Formulating stable particle suspensions is of great interest to academics and industrials as it allows them to enhance the properties and the lifetime of their products. Overall, the choice of the stabilization medium is the key factor to avoid particle agglomeration before adding additives (surfactants, polymers, …etc.) which are, most of the time, quite expensive. Hansen’s approach can be adapted to describe the particle stability in various solvents by using three different parameters δD, δP, and δH which are representative of the interactions between the particle and the dispersion media.
In that view, each particle or solvent can be represented by a point in a 3D space with these parameters as coordinate values. The particle stability is evaluated considering a range of known solvents exhibiting large variation in this 3D space followed by a ranking of the tested solvents as good or poor stabilization media. The border between good and poor solvents allows the building of a sphere with a center corresponding to the Hansen parameters of the particle. If another solvent is situated inside the sphere, it can be considered a good stabilization media. Inversely, a solvent situated outside the sphere should poorly stabilize the suspension. In that way, the Turbiscan Stability Index (TSI) is well adapted to score each solvent toward its ability to stabilize TiO2 particles, and so, to build the corresponding Hansen sphere.
By using the Turbiscan technology, it is easy to discriminate in an accurate way the tiny stability variation of solvents tested as good dispersion media, which is quite difficult by conventional observation. These precise measurements allow generating a Hansen sphere that is more relevant and restrictive than the ones obtained through visual characterization of samples as it is classically realized.
Besides the prediction of other solvents as good or poor stabilization media, a classification of the solvent stabilization properties can be also predicted considering that the lower the distance between the solvent and the sphere center, the more stabilized suspension should be obtained.
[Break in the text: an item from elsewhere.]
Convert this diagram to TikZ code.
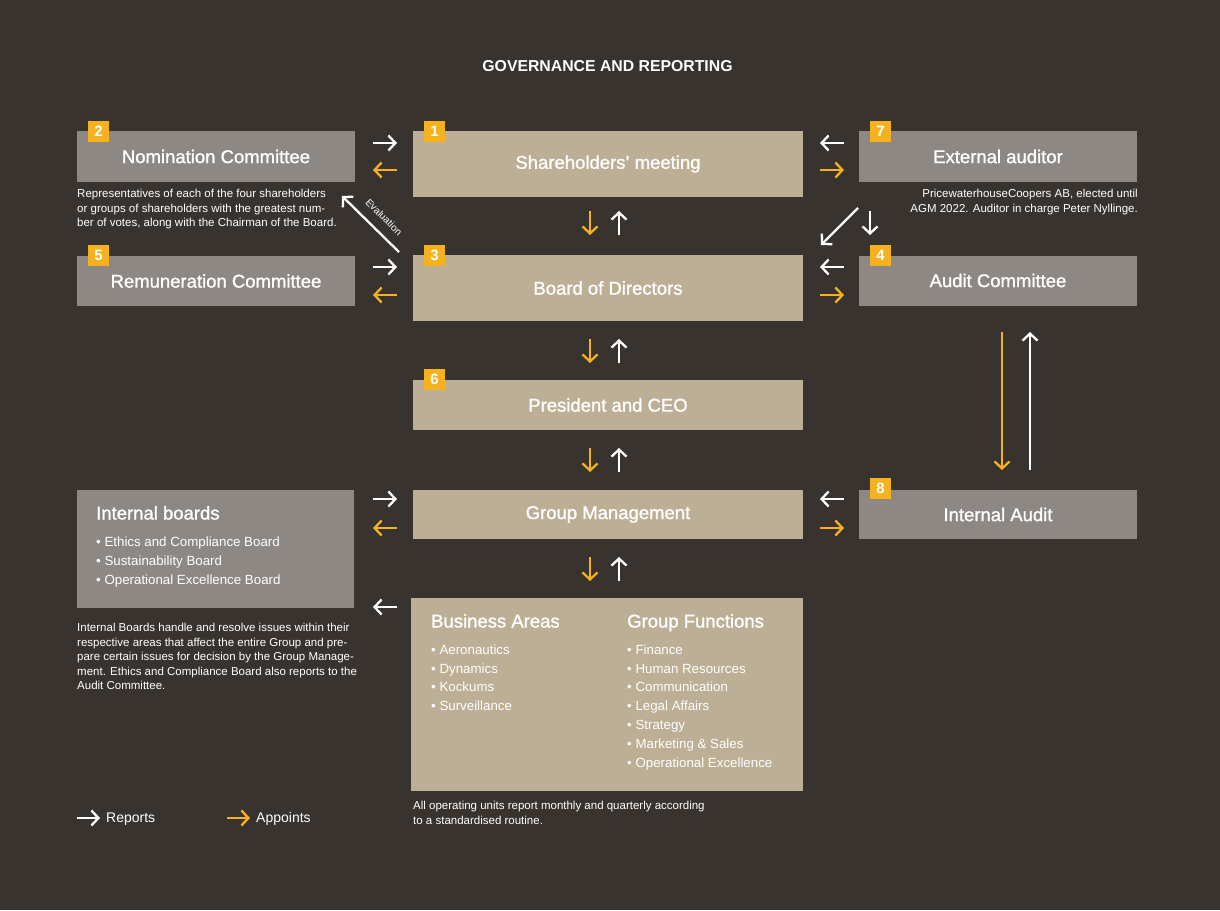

In that way, increasing the suspension stability using a mixture of different solvents can be also deducted from the sphere representation such as the Ethanol/DMSO mixture. Indeed, due to the specific positions of Ethanol and DMSO located at opposite borders of the TiO2 Hansen sphere, it is quite easy to formulate a mixture of these two solvents which is much closer to the sphere center and which provide better suspension stability.
This approach can be also employed to predict greener and cheaper solvents to optimize particle formulation regarding the content of costly stabilizing additives or product regulatory requirements evolution. Another field of application could be also the stabilization of battery slurries during storage for which the use of these additives is not relevant compared to the stabilizing properties optimization of the dispersion media.